Chrysler Group's Jeep brand will drive over some familiar terrain at the New York Auto Show this week when it introduces a new version of the Jeep Wrangler. It also will branch into new territory with the Jeep Patriot, a car-based sport utility vehicle designed to win new customers to the rugged brand.
The 2007 Wrangler Unlimited is the first four-door version of the Wrangler, the boxy, military-inspired Jeep that went on sale 20 years ago. The Wrangler Unlimited has the proportions of a mid-size SUV with room for five adult passengers.

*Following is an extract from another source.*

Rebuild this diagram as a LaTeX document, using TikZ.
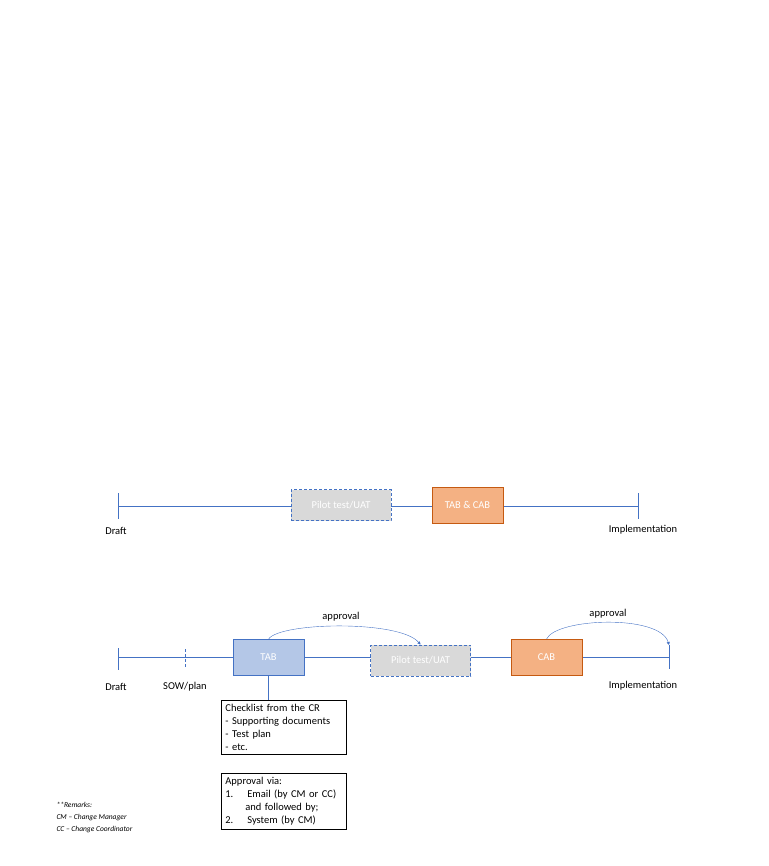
\documentclass[tikz,border=0pt]{standalone}
\usepackage{fontspec}
\setmainfont{Carlito}
\usetikzlibrary{positioning, arrows.meta}
\definecolor{line_blue}{RGB}{68,114,196}
\definecolor{tab_blue}{RGB}{180,199,231}
\definecolor{cab_orange}{RGB}{244,177,131}
\definecolor{cab_border}{RGB}{197,90,17}
\definecolor{pilot_grey}{RGB}{217,217,217}

\begin{document}
\begin{tikzpicture}[x=1pt, y=-1pt, font=\fontsize{10.5}{13}\selectfont,
	stage/.style={draw=line_blue, thick, minimum height=36pt, minimum width=71pt, text=white, inner sep=0pt},
	pilotbox/.style={draw=line_blue, thick, densely dashed, fill=pilot_grey, text=white, minimum width=100pt, minimum height=31pt, inner sep=0pt},
	notebox/.style={draw, thick, text width=117pt, align=left, inner sep=4pt},
	timeline/.style={line_blue, thick}]
			\useasboundingbox (0,0) rectangle (768,866);
			% --- Begin Top Timeline ---
			\coordinate (top_start) at (118,506);
			\coordinate (top_end) at (638,506);
			\draw [timeline] (top_start) -- (top_end);
			\draw [timeline] (118,493) -- (118,519);
			\draw [timeline] (638,493) -- (638,519);
			\node [pilotbox] (top_pilot) at (341,505) {Pilot test/UAT};
			\node [stage, fill=cab_orange, draw=cab_border] (top_tabcab) at (467.5,505) {TAB \& CAB};
			\node (top_draft) at (116,531) {Draft};
			\node (top_impl) at (643,530) {Implementation};
			% --- End Top Timeline ---

			% --- Begin Bottom Timeline ---
			\coordinate (bot_start) at (118,657);
			\coordinate (bot_end) at (669,657);
			\draw [timeline] (bot_start) -- (bot_end);
			\draw [timeline] (118,648) -- (118,670);
			\draw [timeline, densely dashed, thin] (185,649) -- (185,667);
			\draw [timeline] (669,645) -- (669,669);
			\node [stage, fill=tab_blue] (TAB) at (268.5,657.5) {TAB};
			\node [pilotbox] (bot_pilot) at (420.5,660.5) {Pilot test/UAT};
			\node [stage, fill=cab_orange, draw=cab_border] (CAB) at (546.5,657.5) {CAB};
			\node (bot_draft) at (116,687) {Draft};
			\node (bot_sow) at (185,687) {SOW/plan};
			\node (bot_impl) at (643,686) {Implementation};

			% approval arrows
			\coordinate (impl_top) at (669,645);
			\draw [line_blue, -{Triangle[length=3pt,width=3pt]}] (TAB.north) .. controls (280,622) and (400,620) .. (bot_pilot.north);
			\node (tab_approval) at (341,617) {approval};
			\draw [line_blue, -{Triangle[length=3pt,width=3pt]}] (CAB.north) .. controls (556,618) and (660,614) .. (impl_top);
			\node (cab_approval) at (608,614) {approval};

			% notes under TAB
			\node [notebox, anchor=north west] (checklist) at (221,700) {
				Checklist from the CR \\
				- Supporting documents \\
				- Test plan \\
				- etc.
			};
			\draw [timeline] (TAB.south) -- (checklist.north -| TAB.south);
			\node [notebox, anchor=north west] (approval_via) at (221,773) {
				Approval via: \\
				1.\hspace{14pt}Email (by CM or CC) \\
				\hspace{20pt}and followed by; \\
				2.\hspace{14pt}System (by CM)
			};
			% --- End Bottom Timeline ---

			% Remarks in the corner
			\node [anchor=north west, align=left, font=\fontsize{7.5}{12}\selectfont\itshape] (remarks) at (53,799) {
				**Remarks: \\
				CM -- Change Manager \\
				CC -- Change Coordinator
			};
		\end{tikzpicture}
\end{document}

"Wrangler Unlimited expands the Jeep experience and core values — freedom, adventure, mastery and authenticity — to a broader range of customers who always wanted a Wrangler but also more space and versatility," George Murphy, Chrysler's senior vice president of global marketing, said in a statement. Chrysler is owned by Stuttgart, Germany-based DaimlerChrysler AG.
Chrysler says the Wrangler Unlimited will be the only four-door convertible on the market and will have a new, three-piece hard top that can be configured for open-air driving. It comes with a flat-folding rear seat for more cargo space and standard electronic stability control to prevent rollovers. Chrysler said it stiffened the body for a more refined ride, but the Wrangler Unlimited still is trail-rated for off-roading.
The Wrangler Unlimited is scheduled to arrive in showrooms this fall and will be sold overseas early next year.
At the other end of the spectrum is the 2007 Jeep Patriot, a compact SUV with Jeep's signature round headlights and seven-slot grille but without the standard four-wheel-drive and trail rating. Four-wheel-drive is available, but only as part of an off-road package.
The major difference is in the underpinnings. The Patriot is built on a car platform, rather than Jeep's standard truck platform, and Chrysler says it is designed to have the performance, handling and price of a compact car with the interior flexibility of an SUV.
Although pricing hasn't been announced, the Patriot is expected to be priced below the Jeep Liberty SUV, which is slightly larger than the Patriot but less boxy and starts at $21,190. The Patriot will arrive in U.S. showrooms at the end of this year and in international markets in the first half of 2007.
Chrysler showed a concept version of the Patriot at the Frankfurt Auto Show last fall. At the time, Chrysler Chief Executive Tom LaSorda said the Patriot and another concept, the Jeep Compass crossover, were the result of much soul-searching about how to attract new customers to the 60-year-old brand.
"With this brand, we need some market share," LaSorda said.
Jeep's U.S. sales were up 12 percent last year after the full-size Jeep Commander hit the market. But Chrysler is aiming for bigger things. The division hopes to double its European market share — now at less than 1 percent — by 2009.
Rebecca Lindland, an auto analyst with the consulting firm Global Insight, equated the launch of the Patriot to the furor that erupted when Porsche introduced the Cayenne SUV.
"All the purists said, 'This is the worst possible thing you could do to the brand,'" she said. But the Cayenne has sold well, and Porsche's U.S. sales were up 26 percent in the first quarter of this year, according to data from the Power Information Network.
Lindland said the Patriot keeps the look of the Jeep brand but should help the company reach new customers who wouldn't otherwise consider a Jeep.
"From a business standpoint, it's really tough for a brand these days to be known as just one thing," Lindland said.
The only risk with the Patriot is that it will eat into sales of the Jeep Liberty, she said, but she said she expects Chrysler has built that assumption into its business plan.